= EXERCISE OBJECTIVE =
The line containing "0.62, 0.8, 1]" marks the end: extract everything from the first line of the data through that line, exactly, with no pictures.

= INFORMATION SUPPLIED =
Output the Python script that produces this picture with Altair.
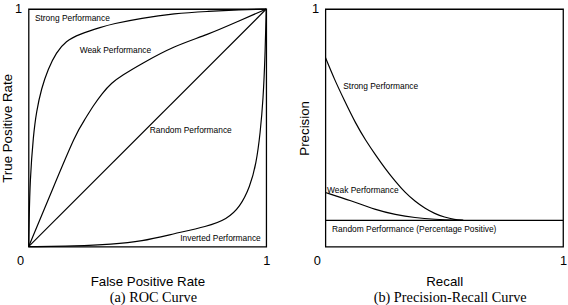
import altair as alt
import pandas as pd

# ---------------- ROC curve data ----------------
roc_strong_fpr = [0, 0.002, 0.006, 0.02, 0.033, 0.054, 0.082, 0.116, 0.157, 0.213, 0.309, 0.351, 0.475, 0.613, 0.751, 0.89, 1]
roc_strong_tpr = [0, 0.10, 0.28, 0.47, 0.569, 0.666, 0.748, 0.817, 0.866, 0.894, 0.925, 0.937, 0.962, 0.981, 0.99, 0.997, 1]

roc_weak_fpr = [0, 0.1, 0.2, 0.24, 0.27, 0.309, 0.35, 0.392, 0.475, 0.613, 0.751, 0.89, 1]
roc_weak_tpr = [0, 0.24, 0.48, 0.54, 0.59, 0.645, 0.69, 0.72, 0.77, 0.845, 0.891, 0.952, 1]

roc_random_fpr = [0, 1]
roc_random_tpr = [0, 1]

roc_inv_fpr = [0, 0.2, 0.35, 0.475, 0.613, 0.751, 0.834, 0.89, 0.931, 0.958, 0.975, 0.987, 0.995, 1]
roc_inv_tpr = [0, 0.003, 0.01, 0.022, 0.055, 0.085, 0.115, 0.168, 0.25, 0.35, 0.48, 0.62, 0.8, 1]

roc_label_text = ["Strong Performance", "Weak Performance", "Random Performance", "Inverted Performance"]
roc_label_x = [0.0265, 0.215, 0.51, 0.638]
roc_label_y = [0.963, 0.829, 0.489, 0.037]

# ---------------- Precision-Recall data ----------------
pr_strong_recall = [0, 0.037, 0.079, 0.128, 0.169, 0.211, 0.252, 0.294, 0.335, 0.377, 0.418, 0.46, 0.501, 0.543, 0.58]
pr_strong_prec = [0.796, 0.706, 0.617, 0.517, 0.448, 0.386, 0.328, 0.275, 0.228, 0.191, 0.162, 0.139, 0.124, 0.114, 0.111]

pr_weak_recall = [0, 0.107, 0.211, 0.294, 0.377, 0.46, 0.55, 0.58]
pr_weak_prec = [0.228, 0.194, 0.155, 0.135, 0.122, 0.115, 0.111, 0.111]

pr_random_recall = [0, 1]
pr_random_prec = [0.111, 0.111]

pr_label_text = ["Strong Performance", "Weak Performance", "Random Performance (Percentage Positive)"]
pr_label_x = [0.075, 0.007, 0.028]
pr_label_y = [0.676, 0.24, 0.076]

FONT = "Liberation Sans"
SERIF = "Liberation Serif"
W = 241
H = 241


def series_df(pairs):
    rows = []
    for name, xs, ys in pairs:
        for i, (a, b) in enumerate(zip(xs, ys)):
            rows.append({"series": name, "x": a, "y": b, "i": i})
    return pd.DataFrame(rows)


def panel(line_pairs, lab_text, lab_x, lab_y, xtitle, ytitle, caption):
    df = series_df(line_pairs)
    labels = pd.DataFrame({"text": lab_text, "x": lab_x, "y": lab_y})
    sc = alt.Scale(domain=[0, 1], nice=False, zero=False)
    xaxis = alt.Axis(
        values=[0, 1], format="d", title=xtitle, domain=False, ticks=False, grid=False,
        labelFont=FONT, labelFontSize=13, labelColor="black", labelPadding=8, labelFlush=False,
        labelAlign=alt.condition("datum.value == 0", alt.value("right"), alt.value("center")),
        labelOffset=alt.condition("datum.value == 0", alt.value(-5), alt.value(0)),
        titleFont=FONT, titleFontSize=13.5, titleFontWeight="normal", titleColor="black", titlePadding=7,
    )
    yaxis = alt.Axis(
        values=[1], format="d", title=ytitle, domain=False, ticks=False, grid=False,
        labelFont=FONT, labelFontSize=13, labelColor="black", labelPadding=7,
        titleFont=FONT, titleFontSize=13.5, titleFontWeight="normal", titleColor="black",
        titlePadding=0,
    )
    lines = alt.Chart(df).mark_line(color="black", strokeWidth=1.2, interpolate="basis").encode(
        x=alt.X("x:Q", scale=sc, axis=xaxis),
        y=alt.Y("y:Q", scale=sc, axis=yaxis),
        detail="series:N",
        order="i:Q",
    )
    texts = alt.Chart(labels).mark_text(
        align="left", baseline="middle", font=FONT, fontSize=8.5, color="black"
    ).encode(x=alt.X("x:Q", scale=sc), y=alt.Y("y:Q", scale=sc), text="text:N")
    return alt.layer(lines, texts).properties(
        width=W, height=H,
        title=alt.TitleParams(caption, orient="bottom", font=SERIF, fontSize=14.5,
                              fontWeight="normal", color="black", anchor="middle",
                              frame="group", dx=6, offset=4),
    )


left = panel(
    [("strong", roc_strong_fpr, roc_strong_tpr), ("weak", roc_weak_fpr, roc_weak_tpr),
     ("random", roc_random_fpr, roc_random_tpr), ("inverted", roc_inv_fpr, roc_inv_tpr)],
    roc_label_text, roc_label_x, roc_label_y,
    "False Positive Rate", "True Positive Rate", "(a) ROC Curve",
)
right = panel(
    [("strong", pr_strong_recall, pr_strong_prec), ("weak", pr_weak_recall, pr_weak_prec),
     ("random", pr_random_recall, pr_random_prec)],
    pr_label_text, pr_label_x, pr_label_y,
    "Recall", "Precision", "(b) Precision-Recall Curve",
)

chart = alt.hconcat(left, right, spacing=26).properties(
    padding={"left": 0, "top": 0, "right": 0, "bottom": 0},
    background="white",
).configure_view(stroke="black", strokeWidth=1.3)

chart.save("out.html", embed_options={"renderer": "svg", "actions": False})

= RESULT FOR THIS TASK =
Output the Python script that produces this picture with Altair.
import altair as alt
import pandas as pd

# ---------------- ROC curve data ----------------
roc_strong_fpr = [0, 0.002, 0.006, 0.02, 0.033, 0.054, 0.082, 0.116, 0.157, 0.213, 0.309, 0.351, 0.475, 0.613, 0.751, 0.89, 1]
roc_strong_tpr = [0, 0.10, 0.28, 0.47, 0.569, 0.666, 0.748, 0.817, 0.866, 0.894, 0.925, 0.937, 0.962, 0.981, 0.99, 0.997, 1]

roc_weak_fpr = [0, 0.1, 0.2, 0.24, 0.27, 0.309, 0.35, 0.392, 0.475, 0.613, 0.751, 0.89, 1]
roc_weak_tpr = [0, 0.24, 0.48, 0.54, 0.59, 0.645, 0.69, 0.72, 0.77, 0.845, 0.891, 0.952, 1]

roc_random_fpr = [0, 1]
roc_random_tpr = [0, 1]

roc_inv_fpr = [0, 0.2, 0.35, 0.475, 0.613, 0.751, 0.834, 0.89, 0.931, 0.958, 0.975, 0.987, 0.995, 1]
roc_inv_tpr = [0, 0.003, 0.01, 0.022, 0.055, 0.085, 0.115, 0.168, 0.25, 0.35, 0.48, 0.62, 0.8, 1]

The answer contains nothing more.